Hunting is something we do, it is hard-wired.
Next time you’re searching those shelves for a coup,
Remember the instinct that first got our hearts fired;
Hunting is something we do.


So why are books different from virtual reality? I think it’s because you have to work at it, you have to create the pictures yourself, from the clues given to you by the author – and every Mr Darcy is slightly different. Unless you’ve seen the film, of course, when he’s fixed forever as Colin Firth emerging from a lake.
            Three cheers for the book, whether in print or on your E-reader, because it’s through the effort of visualising what an author has written down that it becomes memorable. Recalling a tv programme is something you tend to do visually, but in a book it’s the words themselves that linger in the mind, and may make you think in a new way about something many years later.
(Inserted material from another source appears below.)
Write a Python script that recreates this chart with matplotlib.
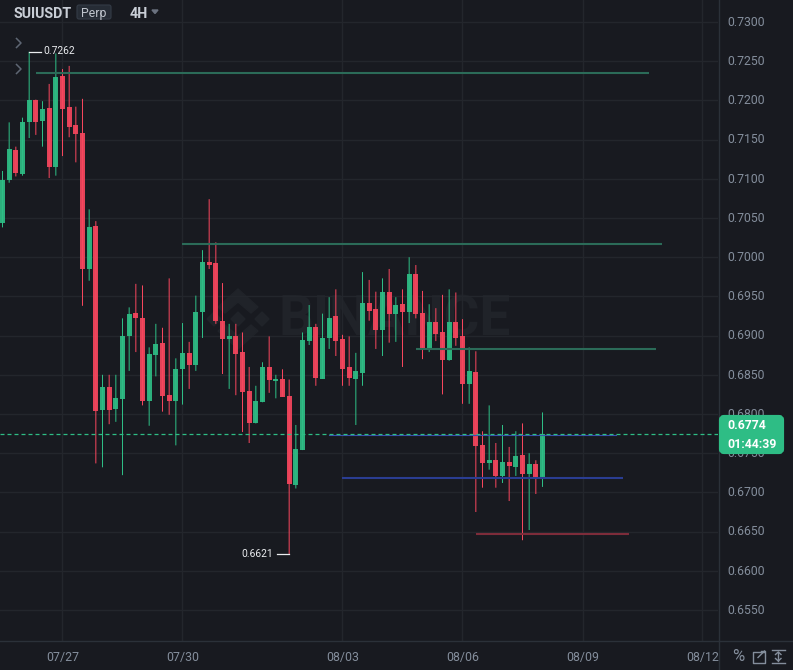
import numpy as np
import matplotlib
matplotlib.use("Agg")
import matplotlib.pyplot as plt
from matplotlib.patches import FancyBboxPatch, Polygon

plt.rcParams['font.family'] = ['Roboto', 'DejaVu Sans']

# 4H candles
opens = [0.7044, 0.7098, 0.7137, 0.7106, 0.7172, 0.7200, 0.7174, 0.7190, 0.7115, 0.7231,
         0.7191, 0.7168, 0.7158, 0.6985, 0.7040, 0.6805, 0.6834, 0.6806, 0.6819, 0.6899,
         0.6929, 0.6922, 0.6817, 0.6875, 0.6890, 0.6824, 0.6817, 0.6857, 0.6878, 0.6863,
         0.6930, 0.6994, 0.6992, 0.6918, 0.6896, 0.6899, 0.6879, 0.6829, 0.6789, 0.6815,
         0.6860, 0.6842, 0.6845, 0.6823, 0.6710, 0.6754, 0.6893, 0.6911, 0.6845, 0.6897,
         0.6925, 0.6896, 0.6860, 0.6845, 0.6852, 0.6942, 0.6934, 0.6907, 0.6956, 0.6928,
         0.6940, 0.6930, 0.6979, 0.6929, 0.6882, 0.6917, 0.6905, 0.6869, 0.6917, 0.6899,
         0.6838, 0.6854, 0.6760, 0.6737, 0.6741, 0.6721, 0.6739, 0.6732, 0.6748, 0.6724,
         0.6736, 0.6718]
highs = [0.7110, 0.7172, 0.7141, 0.7178, 0.7262, 0.7201, 0.7199, 0.7221, 0.7260, 0.7240,
         0.7244, 0.7192, 0.7202, 0.7061, 0.7046, 0.6850, 0.6850, 0.6850, 0.6922, 0.6936,
         0.6966, 0.6964, 0.6885, 0.6915, 0.6910, 0.6973, 0.6871, 0.6916, 0.6892, 0.6951,
         0.7009, 0.7074, 0.7019, 0.6967, 0.6915, 0.6915, 0.6904, 0.6860, 0.6836, 0.6866,
         0.6899, 0.6850, 0.6857, 0.6844, 0.6786, 0.6904, 0.6939, 0.6915, 0.6928, 0.6949,
         0.6959, 0.6901, 0.6899, 0.6878, 0.6981, 0.6971, 0.6956, 0.6973, 0.6985, 0.6949,
         0.6959, 0.7000, 0.6990, 0.6957, 0.6940, 0.6935, 0.6952, 0.6959, 0.6955, 0.6921,
         0.6885, 0.6880, 0.6778, 0.6811, 0.6763, 0.6786, 0.6758, 0.6778, 0.6788, 0.6750,
         0.6741, 0.6802]
lows = [0.7038, 0.7095, 0.7103, 0.7104, 0.7152, 0.7156, 0.7141, 0.7101, 0.7104, 0.7129,
        0.7153, 0.7121, 0.6938, 0.6970, 0.6737, 0.6732, 0.6787, 0.6790, 0.6722, 0.6855,
        0.6879, 0.6811, 0.6785, 0.6848, 0.6803, 0.6799, 0.6760, 0.6812, 0.6832, 0.6855,
        0.6897, 0.6985, 0.6915, 0.6851, 0.6832, 0.6824, 0.6777, 0.6763, 0.6788, 0.6815,
        0.6827, 0.6820, 0.6822, 0.6621, 0.6705, 0.6754, 0.6888, 0.6836, 0.6845, 0.6883,
        0.6874, 0.6836, 0.6836, 0.6786, 0.6836, 0.6919, 0.6883, 0.6874, 0.6891, 0.6892,
        0.6860, 0.6916, 0.6922, 0.6870, 0.6879, 0.6893, 0.6825, 0.6868, 0.6887, 0.6813,
        0.6813, 0.6675, 0.6706, 0.6729, 0.6706, 0.6712, 0.6689, 0.6721, 0.6639, 0.6652,
        0.6698, 0.6707]
closes = [0.7099, 0.7138, 0.7108, 0.7173, 0.7200, 0.7173, 0.7189, 0.7115, 0.7230, 0.7189,
          0.7166, 0.7157, 0.6985, 0.7039, 0.6804, 0.6834, 0.6805, 0.6820, 0.6900, 0.6928,
          0.6922, 0.6817, 0.6877, 0.6889, 0.6823, 0.6816, 0.6857, 0.6878, 0.6862, 0.6930,
          0.6994, 0.6990, 0.6918, 0.6896, 0.6899, 0.6877, 0.6828, 0.6789, 0.6817, 0.6860,
          0.6843, 0.6845, 0.6822, 0.6711, 0.6755, 0.6894, 0.6911, 0.6846, 0.6897, 0.6923,
          0.6893, 0.6858, 0.6846, 0.6855, 0.6942, 0.6931, 0.6907, 0.6955, 0.6927, 0.6939,
          0.6930, 0.6979, 0.6927, 0.6882, 0.6917, 0.6902, 0.6869, 0.6917, 0.6897, 0.6838,
          0.6855, 0.6759, 0.6737, 0.6741, 0.6721, 0.6739, 0.6734, 0.6746, 0.6723, 0.6736,
          0.6718, 0.6774]

date_labels = ['07/27', '07/30', '08/03', '08/06', '08/09', '08/12']
date_ticks = [9, 27, 51, 69, 87, 105]   # candle numbers
price_ticks = [0.7300, 0.7250, 0.7200, 0.7150, 0.7100, 0.7050, 0.7000, 0.6950, 0.6900,
               0.6850, 0.6800, 0.6750, 0.6700, 0.6650, 0.6600, 0.6550]
last_price = 0.6774
countdown = '01:44:39'

# drawn levels: price, first candle, last candle
green_levels = [(0.7235, 5, 97), (0.7017, 27, 99), (0.6883, 62, 98)]
blue_level = (0.6718, 51, 93)
red_level = (0.6647, 71, 94)
thin_level = (0.6773, 49, 92)

BG = '#181a20'
GRID = '#23262c'
UP = '#2ebd85'
DOWN = '#f6465d'
MUTED = '#848e9c'

fig = plt.figure(figsize=(7.93, 6.70), dpi=100, facecolor=BG)
ax = fig.add_axes([0, 29 / 670, 718 / 793, 641 / 670], facecolor=BG)
ax.set_xlim(-0.375, 107.325)
ax.set_ylim(0.68 - 227 / 7840, 0.68 + 414 / 7840)
for s in ax.spines.values():
    s.set_visible(False)
ax.set_xticks(date_ticks)
ax.set_yticks(price_ticks)
ax.tick_params(length=0, labelbottom=False, labelleft=False)
ax.grid(True, color=GRID, lw=1.0)
ax.set_axisbelow(True)

# overlay in image pixels for the chrome around the chart
over = fig.add_axes([0, 0, 1, 1], facecolor='none')
over.set_xlim(0, 793)
over.set_ylim(670, 0)
over.axis('off')
pix = over.transData

# watermark
WM = '#202329'
ax.text(278, 320, 'BINANCE', transform=pix, color=WM, fontsize=39.5, fontweight='bold',
        va='center', ha='left', zorder=0.5)
for cx, cy, r in [(238, 319, 7), (214, 319, 7), (262, 319, 7)]:
    ax.add_patch(Polygon([(cx, cy - r), (cx + r, cy), (cx, cy + r), (cx - r, cy)],
                         transform=pix, color=WM, zorder=0.5))
ax.add_patch(Polygon([(238, 289), (258, 307), (251, 313), (238, 302), (225, 313), (218, 307)],
                     transform=pix, color=WM, zorder=0.5))
ax.add_patch(Polygon([(238, 349), (258, 331), (251, 325), (238, 336), (225, 325), (218, 331)],
                     transform=pix, color=WM, zorder=0.5))

o = np.array(opens)
h = np.array(highs)
l = np.array(lows)
c = np.array(closes)
x = np.arange(len(o))
colors = [UP if cc >= oo else DOWN for oo, cc in zip(o, c)]

wicks = ax.vlines(x, l, h, colors=colors, linewidth=0.72, zorder=3)
wicks.set_snap(False)
ax.bar(x, np.maximum(np.abs(c - o), 0.0002), bottom=np.minimum(o, c), width=0.72,
       color=colors, zorder=4, alpha=0.92)

# levels
for p, a, b in green_levels:
    ax.plot([a, b], [p, p], color='#2b6b58', lw=1.5, zorder=5, solid_capstyle='butt')
ax.plot(blue_level[1:], [blue_level[0]] * 2, color='#2a3d92', lw=1.5, zorder=5, solid_capstyle='butt')
ax.plot(red_level[1:], [red_level[0]] * 2, color='#7d2c3a', lw=1.5, zorder=5, solid_capstyle='butt')
ax.plot(thin_level[1:], [thin_level[0]] * 2, color='#3a4fb0', lw=0.8, zorder=5)
ax.axhline(last_price, color=UP, lw=0.9, dashes=(3.2, 2.4), zorder=6)

# high / low labels with their small dashes
hi = int(np.argmax(h))
lo = int(np.argmin(l))
ax.plot([hi, hi + 1.8], [h[hi], h[hi]], color='#eaecef', lw=0.9, zorder=7)
ax.plot([lo - 1.8, lo], [l[lo], l[lo]], color='#eaecef', lw=0.9, zorder=7)
ax.annotate('%.4f' % h[hi], (hi + 1.8, h[hi]), xytext=(2, 0.5), textcoords='offset pixels',
            color='#eaecef', fontsize=7.4, va='center', ha='left', zorder=7)
ax.annotate('%.4f' % l[lo], (lo - 1.8, l[lo]), xytext=(-4, 0), textcoords='offset pixels',
            color='#eaecef', fontsize=7.4, va='center', ha='right', zorder=7)

# price axis
over.plot([718.5, 718.5], [0, 670], color='#2b3139', lw=1.0)
over.plot([0, 793], [641, 641], color='#2b3139', lw=1.0)
for p in price_ticks:
    y = 414 + (0.68 - p) * 7840
    over.text(727, y + 0.3, '%.4f' % p, color=MUTED, fontsize=8.8, va='center', ha='left')

# date axis
for lab, t in zip(date_labels, date_ticks):
    over.text(2.5 + t * 20 / 3, 657, lab, color=MUTED, fontsize=8.9, va='center', ha='center')

# last price tag
over.add_patch(FancyBboxPatch((721, 417), 61, 35, boxstyle='round,pad=0,rounding_size=3',
                              fc=UP, ec=UP, lw=3, zorder=8))
over.text(727, 425.5, '%.4f' % last_price, color='white', fontsize=8.8, fontweight='bold',
          va='center', ha='left', zorder=9)
over.text(727, 444, countdown, color='white', fontsize=8.8, fontweight='bold',
          va='center', ha='left', zorder=9)

# header
over.text(14, 14, 'SUIUSDT', color='#c9ced6', fontsize=10.3, fontweight='bold', va='center')
over.add_patch(FancyBboxPatch((77, 5), 34, 14, boxstyle='round,pad=0,rounding_size=2',
                              fc='#262c35', ec='#343b46', lw=0.8))
over.text(94, 13, 'Perp', color='#c0c5cd', fontsize=8.8, va='center', ha='center')
over.text(130, 14, '4H', color='#c9ced6', fontsize=10.3, fontweight='bold', va='center')
over.add_patch(Polygon([(152, 10), (158, 10), (155, 13.5)], color='#6b7280'))

# side chevrons
for cy in (43, 69):
    over.plot([16.5, 21, 16.5], [cy - 4.5, cy, cy + 4.5], color='#5e6673', lw=1.1)

# bottom right buttons
over.text(738, 656.5, '%', color=MUTED, fontsize=12, va='center', ha='center')
over.plot([764, 752.5, 752.5, 764.5, 764.5], [651.5, 651.5, 663, 663, 656], color=MUTED, lw=1.0)
over.plot([758, 764.5], [657.5, 651], color=MUTED, lw=1.0)
over.plot([760.5, 765, 765], [651, 651, 655], color=MUTED, lw=1.0)
over.plot([771.5, 785], [650, 650], color=MUTED, lw=1.0)
over.plot([771.5, 785], [663, 663], color=MUTED, lw=1.0)
over.plot([778.3, 778.3], [652, 661], color=MUTED, lw=1.0)
over.plot([775.5, 778.3, 781], [654.5, 652, 654.5], color=MUTED, lw=1.0)
over.plot([775.5, 778.3, 781], [658.5, 661, 658.5], color=MUTED, lw=1.0)

fig.savefig('out.png', dpi=100, facecolor=BG)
Although you can pause tv these days we don’t tend to do it to stop and think about what we’ve just seen, we do it because we haven’t seen or heard something clearly enough. With a book, you pause because you want to think about what you’ve just read and consider its relevance in your own life.


Comments

Jan Edwards said…
Books allow for the best SFX ever in the mind's eye.
Wendy H. Jones said…
Technology is great but it can go a bit far. Kids need balance with the real world and technology in hot emix. Also books. They definitely need books
Bob Newman said…
Yes, the pictures are always better on the radio.
Only a pedant like me would point out that the verse form is not Russian, but Belarusian. (But then, it's a page of my website that Liz is linking to!)
Enid Richemont said…
To Bob Newman - I ADORE pedants, because I learn so many obscure but wonderful details from them. Oh, and the best pictures are always those inside your head which are activated by words.